• _Given instruction_:
Omit the pictures from the entries below and retype everything else exactly.
━━━━━ Rows
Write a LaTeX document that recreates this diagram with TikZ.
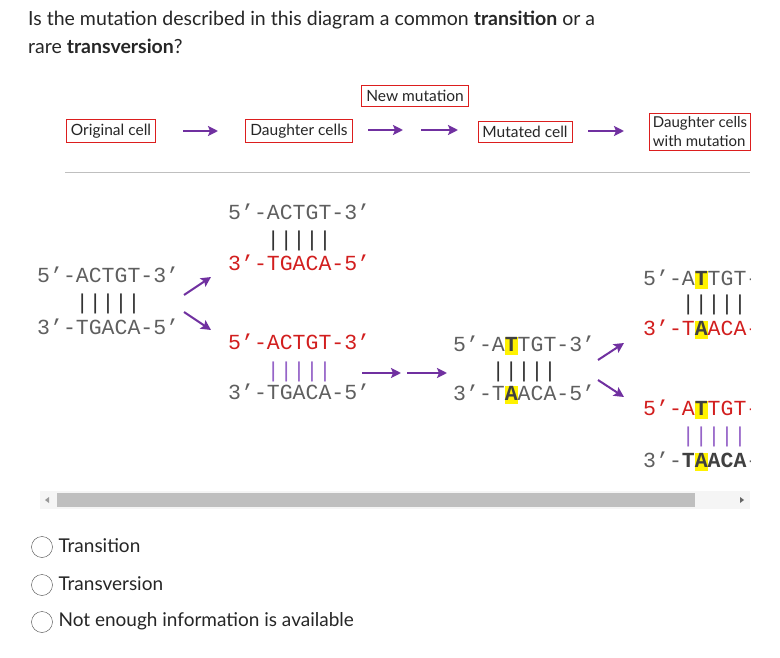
\documentclass[tikz,border=0pt]{standalone}
\usepackage{fontspec}
\setmainfont{Lato}
\newfontfamily\dnafont{Liberation Mono}
\usetikzlibrary{arrows.meta}
\definecolor{dred}{RGB}{210,30,30}
\definecolor{dgrey}{RGB}{95,95,95}
\definecolor{purp}{RGB}{112,48,160}
\definecolor{lpurp}{RGB}{150,100,200}
\definecolor{boxred}{RGB}{220,30,30}
\newcommand{\hlx}[1]{{\setlength\fboxsep{0pt}\colorbox{yellow}{\vphantom{Ag}\textbf{\color{black!75}#1}}}}
\begin{document}
\begin{tikzpicture}[x=1pt,y=-1pt,
  lbl/.style={draw=boxred,line width=0.8pt,font=\fontsize{15.5}{18}\selectfont,inner sep=4.5pt,text=black!85,align=left},
  dna/.style={anchor=base west,inner sep=0pt,font=\dnafont\fontsize{21.5}{22}\selectfont,text=dgrey},
  bars/.style={dna,text=black!80},
  parr/.style={-{Stealth[length=10pt,width=10pt,inset=2pt]},purp,line width=2pt},
  opt/.style={anchor=west,font=\fontsize{19}{22}\selectfont,text=black!85},
  rad/.style={draw=black!70,circle,minimum size=21pt,inner sep=0pt}]
\useasboundingbox[fill=white] (0,0) rectangle (780,658);
\node[anchor=base west,inner sep=0pt,font=\fontsize{19.5}{22}\selectfont,text=black!85] (q1) at (28,26) {Is the mutation described in this diagram a common \textbf{transition} or a};
\node[anchor=base west,inner sep=0pt,font=\fontsize{19.5}{22}\selectfont,text=black!85] (q2) at (28,54) {rare \textbf{transversion}?};

\node[lbl] (orig) at (111,131) {Original cell};
\node[lbl] (dau) at (299,131) {Daughter cells};
\node[lbl] (newm) at (415,96) {New mutation};
\node[lbl] (mut) at (525,132) {Mutated cell};
\node[lbl,font=\fontsize{15}{19}\selectfont,inner sep=3.5pt] (dwm) at (700,132) {Daughter cells\\with mutation};
\coordinate (a1) at (183,131); \coordinate (a2) at (218,131);
\coordinate (a3) at (368,130); \coordinate (a4) at (403,130);
\coordinate (a5) at (421,130); \coordinate (a6) at (458,130);
\coordinate (a7) at (588,131); \coordinate (a8) at (624,131);
\draw[parr] (a1) -- (a2); \draw[parr] (a3) -- (a4);
\draw[parr] (a5) -- (a6); \draw[parr] (a7) -- (a8);
\draw[black!25,line width=0.8pt] (65,172) -- (750,172);

\begin{scope}
\clip (0,180) rectangle (750,485);
\node[dna] (o1) at (37,282) {5’-ACTGT-3’};
\node[bars] (ob) at (37,309) {\phantom{5’-}|||||};
\node[dna] (o2) at (37,334) {3’-TGACA-5’};
\coordinate (b1) at (184,295); \coordinate (b2) at (211,277);
\coordinate (b3) at (184,312); \coordinate (b4) at (211,330);
\draw[parr] (b1) -- (b2); \draw[parr] (b3) -- (b4);
\node[dna] (d1) at (228,219) {5’-ACTGT-3’};
\node[bars] (db) at (228,247) {\phantom{5’-}|||||};
\node[dna,text=dred] (d2) at (228,270) {3’-TGACA-5’};
\node[dna,text=dred] (e1) at (228,349) {5’-ACTGT-3’};
\node[bars,text=lpurp] (eb) at (228,377) {\phantom{5’-}|||||};
\node[dna] (e2) at (228,399) {3’-TGACA-5’};
\coordinate (c1) at (362,373); \coordinate (c2) at (401,373);
\coordinate (c3) at (407,373); \coordinate (c4) at (447,373);
\draw[parr] (c1) -- (c2); \draw[parr] (c3) -- (c4);
\node[dna] (m1) at (453,351) {5’-A\hlx{T}TGT-3’};
\node[bars] (mb) at (453,377) {\phantom{5’-}|||||};
\node[dna] (m2) at (453,400) {3’-T\hlx{A}ACA-5’};
\coordinate (f1) at (598,360); \coordinate (f2) at (624,343);
\coordinate (f3) at (598,380); \coordinate (f4) at (624,397);
\draw[parr] (f1) -- (f2); \draw[parr] (f3) -- (f4);
\node[dna] (r1) at (643,285) {5’-A\hlx{T}TGT-3’};
\node[bars] (rb) at (643,310) {\phantom{5’-}|||||};
\node[dna,text=dred] (r2) at (643,335) {3’-T\hlx{A}ACA-5’};
\node[dna,text=dred] (s1) at (643,415) {5’-A\hlx{T}TGT-3’};
\node[bars,text=lpurp] (sb) at (643,442) {\phantom{5’-}|||||};
\node[dna] (s2) at (643,467) {3’-\textbf{\color{black!75}T}\hlx{A}\textbf{\color{black!75}ACA}-5’};
\end{scope}
\fill[black!4] (40,491) rectangle (750,509);
\fill[black!25] (57,493) rectangle (695,507);
\fill[black!40] (49,497) -- (49,503) -- (45,500) -- cycle;
\fill[black!60] (740,497) -- (740,503) -- (744,500) -- cycle;
\node[rad] (c1r) at (42,547) {}; \node[opt] (t1) at (55,546) {Transition};
\node[rad] (c2r) at (42,585) {}; \node[opt] (t2) at (55,584) {Transversion};
\node[rad] (c3r) at (42,622) {}; \node[opt] (t3) at (55,621) {Not enough information is available};
\end{tikzpicture}
\end{document}
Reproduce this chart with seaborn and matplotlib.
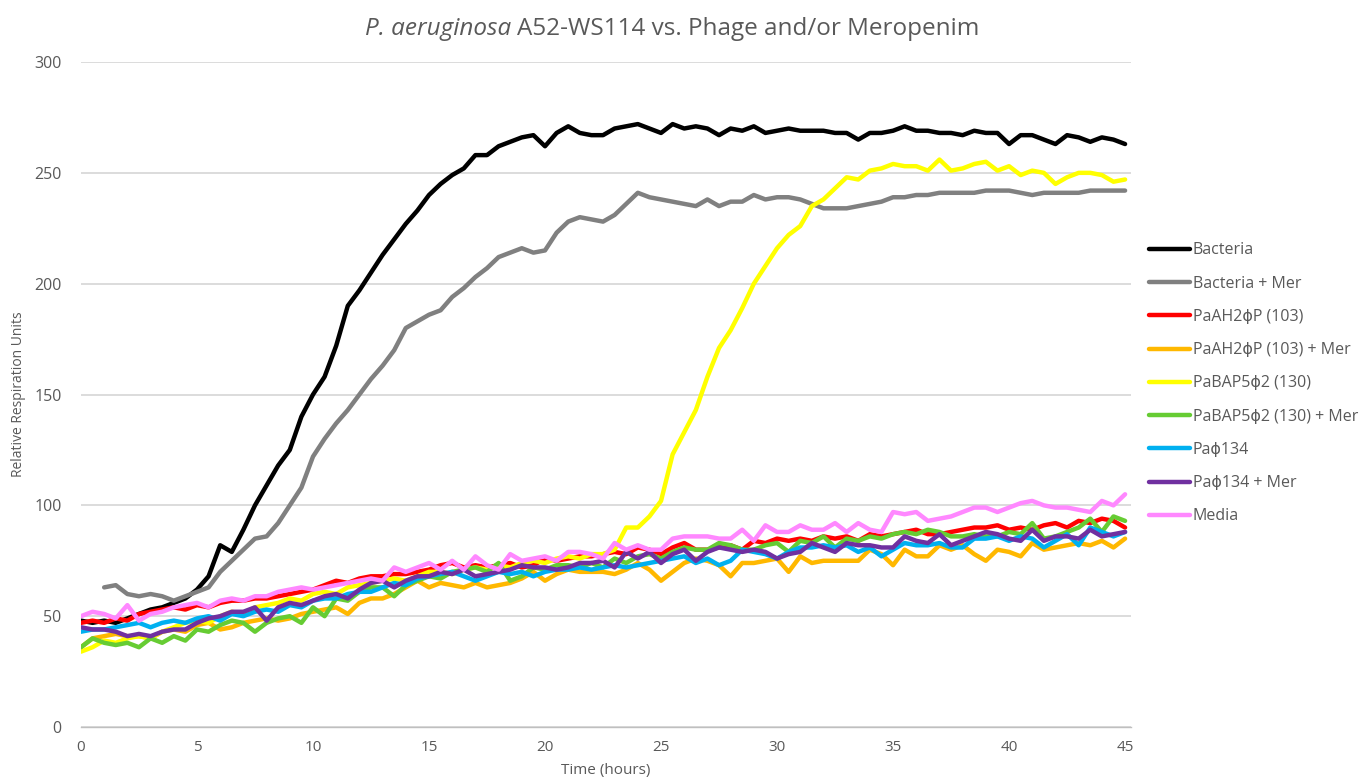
━━━━━━━━━━
• _Written answer_:
Write a LaTeX document that recreates this diagram with TikZ.
\documentclass[tikz,border=0pt]{standalone}
\usepackage{fontspec}
\setmainfont{Lato}
\newfontfamily\dnafont{Liberation Mono}
\usetikzlibrary{arrows.meta}
\definecolor{dred}{RGB}{210,30,30}
\definecolor{dgrey}{RGB}{95,95,95}
\definecolor{purp}{RGB}{112,48,160}
\definecolor{lpurp}{RGB}{150,100,200}
\definecolor{boxred}{RGB}{220,30,30}
\newcommand{\hlx}[1]{{\setlength\fboxsep{0pt}\colorbox{yellow}{\vphantom{Ag}\textbf{\color{black!75}#1}}}}
\begin{document}
\begin{tikzpicture}[x=1pt,y=-1pt,
  lbl/.style={draw=boxred,line width=0.8pt,font=\fontsize{15.5}{18}\selectfont,inner sep=4.5pt,text=black!85,align=left},
  dna/.style={anchor=base west,inner sep=0pt,font=\dnafont\fontsize{21.5}{22}\selectfont,text=dgrey},
  bars/.style={dna,text=black!80},
  parr/.style={-{Stealth[length=10pt,width=10pt,inset=2pt]},purp,line width=2pt},
  opt/.style={anchor=west,font=\fontsize{19}{22}\selectfont,text=black!85},
  rad/.style={draw=black!70,circle,minimum size=21pt,inner sep=0pt}]
\useasboundingbox[fill=white] (0,0) rectangle (780,658);
\node[anchor=base west,inner sep=0pt,font=\fontsize{19.5}{22}\selectfont,text=black!85] (q1) at (28,26) {Is the mutation described in this diagram a common \textbf{transition} or a};
\node[anchor=base west,inner sep=0pt,font=\fontsize{19.5}{22}\selectfont,text=black!85] (q2) at (28,54) {rare \textbf{transversion}?};

\node[lbl] (orig) at (111,131) {Original cell};
\node[lbl] (dau) at (299,131) {Daughter cells};
\node[lbl] (newm) at (415,96) {New mutation};
\node[lbl] (mut) at (525,132) {Mutated cell};
\node[lbl,font=\fontsize{15}{19}\selectfont,inner sep=3.5pt] (dwm) at (700,132) {Daughter cells\\with mutation};
\coordinate (a1) at (183,131); \coordinate (a2) at (218,131);
\coordinate (a3) at (368,130); \coordinate (a4) at (403,130);
\coordinate (a5) at (421,130); \coordinate (a6) at (458,130);
\coordinate (a7) at (588,131); \coordinate (a8) at (624,131);
\draw[parr] (a1) -- (a2); \draw[parr] (a3) -- (a4);
\draw[parr] (a5) -- (a6); \draw[parr] (a7) -- (a8);
\draw[black!25,line width=0.8pt] (65,172) -- (750,172);

\begin{scope}
\clip (0,180) rectangle (750,485);
\node[dna] (o1) at (37,282) {5’-ACTGT-3’};
\node[bars] (ob) at (37,309) {\phantom{5’-}|||||};
\node[dna] (o2) at (37,334) {3’-TGACA-5’};
\coordinate (b1) at (184,295); \coordinate (b2) at (211,277);
\coordinate (b3) at (184,312); \coordinate (b4) at (211,330);
\draw[parr] (b1) -- (b2); \draw[parr] (b3) -- (b4);
\node[dna] (d1) at (228,219) {5’-ACTGT-3’};
\node[bars] (db) at (228,247) {\phantom{5’-}|||||};
\node[dna,text=dred] (d2) at (228,270) {3’-TGACA-5’};
\node[dna,text=dred] (e1) at (228,349) {5’-ACTGT-3’};
\node[bars,text=lpurp] (eb) at (228,377) {\phantom{5’-}|||||};
\node[dna] (e2) at (228,399) {3’-TGACA-5’};
\coordinate (c1) at (362,373); \coordinate (c2) at (401,373);
\coordinate (c3) at (407,373); \coordinate (c4) at (447,373);
\draw[parr] (c1) -- (c2); \draw[parr] (c3) -- (c4);
\node[dna] (m1) at (453,351) {5’-A\hlx{T}TGT-3’};
\node[bars] (mb) at (453,377) {\phantom{5’-}|||||};
\node[dna] (m2) at (453,400) {3’-T\hlx{A}ACA-5’};
\coordinate (f1) at (598,360); \coordinate (f2) at (624,343);
\coordinate (f3) at (598,380); \coordinate (f4) at (624,397);
\draw[parr] (f1) -- (f2); \draw[parr] (f3) -- (f4);
\node[dna] (r1) at (643,285) {5’-A\hlx{T}TGT-3’};
\node[bars] (rb) at (643,310) {\phantom{5’-}|||||};
\node[dna,text=dred] (r2) at (643,335) {3’-T\hlx{A}ACA-5’};
\node[dna,text=dred] (s1) at (643,415) {5’-A\hlx{T}TGT-3’};
\node[bars,text=lpurp] (sb) at (643,442) {\phantom{5’-}|||||};
\node[dna] (s2) at (643,467) {3’-\textbf{\color{black!75}T}\hlx{A}\textbf{\color{black!75}ACA}-5’};
\end{scope}
\fill[black!4] (40,491) rectangle (750,509);
\fill[black!25] (57,493) rectangle (695,507);
\fill[black!40] (49,497) -- (49,503) -- (45,500) -- cycle;
\fill[black!60] (740,497) -- (740,503) -- (744,500) -- cycle;
\node[rad] (c1r) at (42,547) {}; \node[opt] (t1) at (55,546) {Transition};
\node[rad] (c2r) at (42,585) {}; \node[opt] (t2) at (55,584) {Transversion};
\node[rad] (c3r) at (42,622) {}; \node[opt] (t3) at (55,621) {Not enough information is available};
\end{tikzpicture}
\end{document}
Reproduce this chart with seaborn and matplotlib.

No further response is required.